A ring extension \(A\subsetneq B\) of commutative rings is a \textit{minimal extension} of \(A\) if there is no ring \(C\) such \(A\subsetneq C \subsetneq B\). Clearly, a minimal ring extension is either integrally closed or integral. For rings \(R\subsetneq S\subsetneq T\) such that \(R\subsetneq S\) and \(S\subsetneq T\) are minimal ring extensions, the authors present necessary and sufficient conditions for the extension \(R\subsetneq T\) to have only finitely many intermediate rings (condition FIP). For example, by a previous result of the present authors, if the extension \(S\subsetneq T\) is integraly closed, then the extension \(R\subsetneq T\) satisfies FIP. To characterize the FIP property of the extension \(R\subsetneq T\) the authors take into account the possible three properties of an integral minimal extension (inert, ramified and decomposed.
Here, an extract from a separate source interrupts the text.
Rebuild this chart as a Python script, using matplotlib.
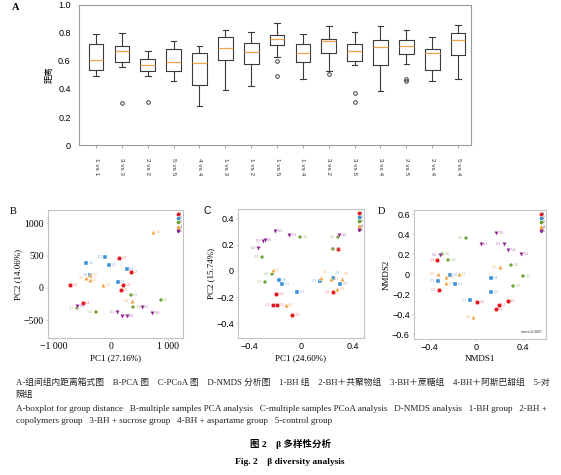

The definitions are recalled in the paper.) Examples are provided for a full analysis of all the possibilities. Moreover, using this analysis, the authors study the case when the extension \(R\subsetneq T\) contains just one proper intermediate ring. This study is completed by the first author in the paper [Palest. J. Math. 6, No. 1, 31--44 (2017; Zbl 1354.13014)].